(Rows from a dataset of charts and code)
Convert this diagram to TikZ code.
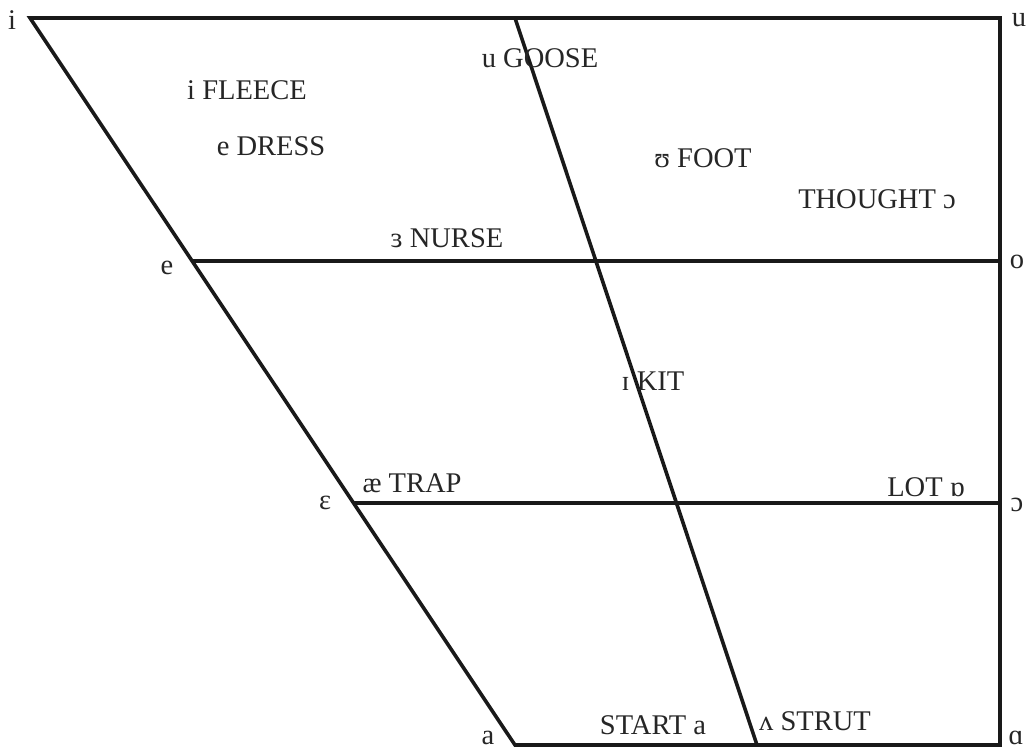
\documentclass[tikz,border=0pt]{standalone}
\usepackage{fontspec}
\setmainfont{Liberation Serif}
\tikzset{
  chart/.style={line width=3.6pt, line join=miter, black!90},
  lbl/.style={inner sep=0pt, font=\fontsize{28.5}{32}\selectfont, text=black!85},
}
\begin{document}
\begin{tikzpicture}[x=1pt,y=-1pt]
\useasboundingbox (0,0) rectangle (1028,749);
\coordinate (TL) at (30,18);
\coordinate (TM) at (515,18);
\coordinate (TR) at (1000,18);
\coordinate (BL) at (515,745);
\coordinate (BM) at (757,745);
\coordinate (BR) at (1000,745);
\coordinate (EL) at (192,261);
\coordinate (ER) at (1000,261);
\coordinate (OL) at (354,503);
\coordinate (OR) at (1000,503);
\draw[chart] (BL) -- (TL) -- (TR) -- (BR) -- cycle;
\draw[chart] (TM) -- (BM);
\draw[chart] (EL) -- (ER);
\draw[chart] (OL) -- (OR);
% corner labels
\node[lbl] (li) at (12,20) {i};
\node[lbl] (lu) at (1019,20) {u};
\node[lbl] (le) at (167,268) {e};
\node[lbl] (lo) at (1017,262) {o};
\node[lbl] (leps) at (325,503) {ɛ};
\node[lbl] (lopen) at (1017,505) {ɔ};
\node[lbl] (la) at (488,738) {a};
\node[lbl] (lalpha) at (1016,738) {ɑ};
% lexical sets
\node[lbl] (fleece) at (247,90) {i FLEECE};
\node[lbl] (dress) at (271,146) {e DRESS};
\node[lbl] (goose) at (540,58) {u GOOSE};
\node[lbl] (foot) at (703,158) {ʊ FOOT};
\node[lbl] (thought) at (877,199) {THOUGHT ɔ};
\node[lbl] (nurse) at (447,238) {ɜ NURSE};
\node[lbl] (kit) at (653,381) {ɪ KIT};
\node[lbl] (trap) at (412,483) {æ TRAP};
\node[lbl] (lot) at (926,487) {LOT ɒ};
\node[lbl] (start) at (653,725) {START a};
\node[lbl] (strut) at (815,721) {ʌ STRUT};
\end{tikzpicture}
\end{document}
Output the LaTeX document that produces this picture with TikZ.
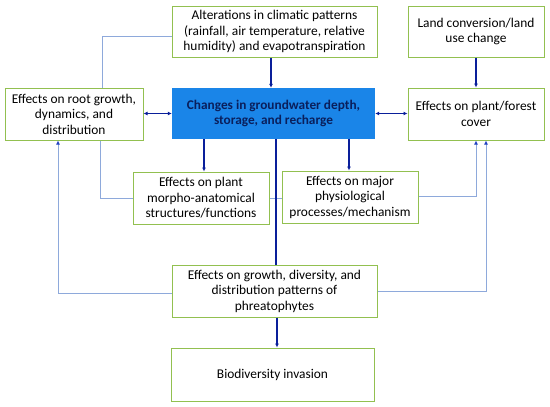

## [Exercise task]
The material above holds pictures; copy everything else in it exactly.

## [Exercise output]
Convert this diagram to TikZ code.
\documentclass[tikz,border=0pt]{standalone}
\usepackage{fontspec}
\setmainfont{Liberation Serif}
\tikzset{
  chart/.style={line width=3.6pt, line join=miter, black!90},
  lbl/.style={inner sep=0pt, font=\fontsize{28.5}{32}\selectfont, text=black!85},
}
\begin{document}
\begin{tikzpicture}[x=1pt,y=-1pt]
\useasboundingbox (0,0) rectangle (1028,749);
\coordinate (TL) at (30,18);
\coordinate (TM) at (515,18);
\coordinate (TR) at (1000,18);
\coordinate (BL) at (515,745);
\coordinate (BM) at (757,745);
\coordinate (BR) at (1000,745);
\coordinate (EL) at (192,261);
\coordinate (ER) at (1000,261);
\coordinate (OL) at (354,503);
\coordinate (OR) at (1000,503);
\draw[chart] (BL) -- (TL) -- (TR) -- (BR) -- cycle;
\draw[chart] (TM) -- (BM);
\draw[chart] (EL) -- (ER);
\draw[chart] (OL) -- (OR);
% corner labels
\node[lbl] (li) at (12,20) {i};
\node[lbl] (lu) at (1019,20) {u};
\node[lbl] (le) at (167,268) {e};
\node[lbl] (lo) at (1017,262) {o};
\node[lbl] (leps) at (325,503) {ɛ};
\node[lbl] (lopen) at (1017,505) {ɔ};
\node[lbl] (la) at (488,738) {a};
\node[lbl] (lalpha) at (1016,738) {ɑ};
% lexical sets
\node[lbl] (fleece) at (247,90) {i FLEECE};
\node[lbl] (dress) at (271,146) {e DRESS};
\node[lbl] (goose) at (540,58) {u GOOSE};
\node[lbl] (foot) at (703,158) {ʊ FOOT};
\node[lbl] (thought) at (877,199) {THOUGHT ɔ};
\node[lbl] (nurse) at (447,238) {ɜ NURSE};
\node[lbl] (kit) at (653,381) {ɪ KIT};
\node[lbl] (trap) at (412,483) {æ TRAP};
\node[lbl] (lot) at (926,487) {LOT ɒ};
\node[lbl] (start) at (653,725) {START a};
\node[lbl] (strut) at (815,721) {ʌ STRUT};
\end{tikzpicture}
\end{document}
Output the LaTeX document that produces this picture with TikZ.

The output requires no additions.